02/19/2015 at 19:41 • 0 commentsI'm going to give a quick rundown of what my ideas were before I got to this point.
First off my initial idea was to gut the walkman and install a Raspberry Pi with a nice audio DAC. I had bought some parts and it wasn't exactly coming together very smoothly. I was quickly running out of room and my button set up was juvenile to say the least.
(Yes that is a popsicle stick)
Hypothetically from there I would have used a teensy to emulate a keyboard, and I would have written a small media player on the RPi to display on this tiny composite screen.
Noticing all of the flaws I decided it would be best to go with an android phone, and I bought a few on the cheap off of ebay for around $15 each.
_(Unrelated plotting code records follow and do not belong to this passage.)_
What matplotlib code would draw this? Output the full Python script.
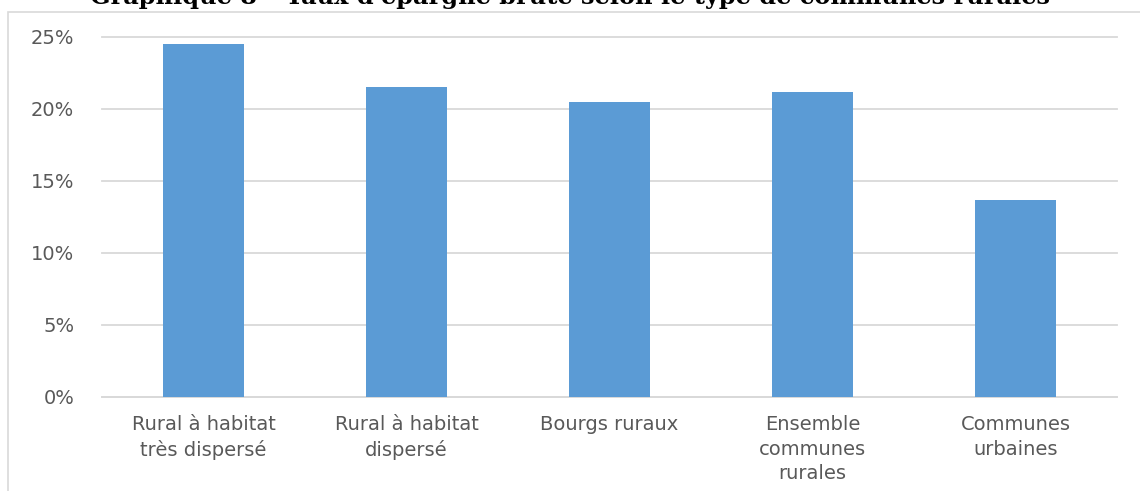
import matplotlib.pyplot as plt
from matplotlib.patches import Rectangle
from matplotlib.ticker import PercentFormatter

# data
categories = ["Rural à habitat\ntrès dispersé", "Rural à habitat\ndispersé", "Bourgs ruraux",
              "Ensemble\ncommunes\nrurales", "Communes\nurbaines"]
taux_epargne = [0.245, 0.215, 0.205, 0.212, 0.137]
y_ticks = [0, 0.05, 0.10, 0.15, 0.20, 0.25]

bar_color = "#5b9bd5"
text_color = "#595959"
grid_color = "#d9d9d9"

fig = plt.figure(figsize=(11.4, 4.91), dpi=100)

# chart frame (only top and left edges visible in the crop)
fig.patches.append(Rectangle((8 / 1140, -0.1), 1.2, 1.1 - 12 / 491, transform=fig.transFigure,
                             fill=False, edgecolor=grid_color, lw=1.2))

# title, cut off at the top of the picture as in the source
fig.text(0.5, 1 - 4 / 491, "Graphique 8 – Taux d'épargne brute selon le type de communes rurales",
         ha="center", va="baseline", fontsize=17.3, fontweight="bold", family="DejaVu Serif")

ax = fig.add_axes([102 / 1140, 1 - 397 / 491, (1117 - 102) / 1140, (397 - 37) / 491])
x = range(len(categories))
ax.bar(x, taux_epargne, width=0.4, color=bar_color, zorder=3)

ax.set_xlim(-0.5, len(categories) - 0.5)
ax.set_ylim(0, 0.25)
ax.set_yticks(y_ticks)
ax.yaxis.set_major_formatter(PercentFormatter(1.0, decimals=0))
ax.set_xticks(list(x))
ax.set_xticklabels(categories, linespacing=1.37)
ax.tick_params(axis="y", length=0, pad=20, labelsize=14, labelcolor=text_color)
ax.tick_params(axis="x", length=0, pad=13, labelsize=14, labelcolor=text_color)
ax.grid(axis="y", color=grid_color, lw=1.3, zorder=0)
for gl in ax.get_ygridlines():
    gl.set_clip_on(False)

for side in ["top", "right", "left"]:
    ax.spines[side].set_visible(False)
ax.spines["bottom"].set_color(grid_color)
ax.spines["bottom"].set_linewidth(1.3)

fig.savefig("out.png", dpi=100)
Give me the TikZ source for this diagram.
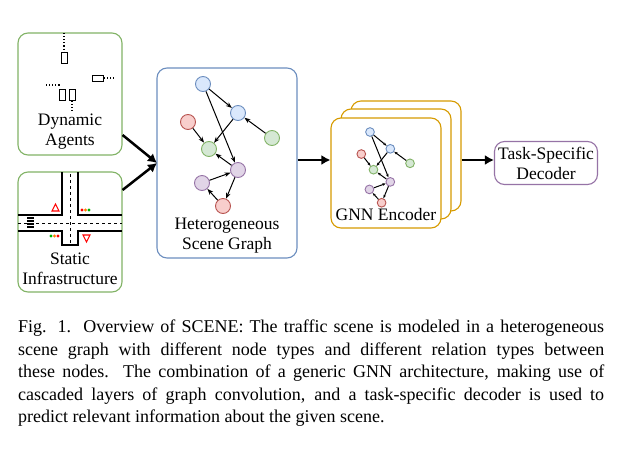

To interface with the android phones I looked around and found the IOIO board, which is one of the coolest boards in my eyes.
For the senior project class, research was a required part of the curriculum and I annotated the IOIO documentation on Analog I/O and Digital I/O (Yati). The IOIO board would have allowed me to add analog input from the volume pot and I would have been able to add a status LED to shine through where there was one originally on the device. I was also planning to write an android program that issued media commands to the device through a IOIO connected app. These were features I'm willing to put off (for now).
To get things moving more quickly I switched to the Bluefruit EZ-key, which added some more flexibility and a smaller form factor (albeit some weird programming software).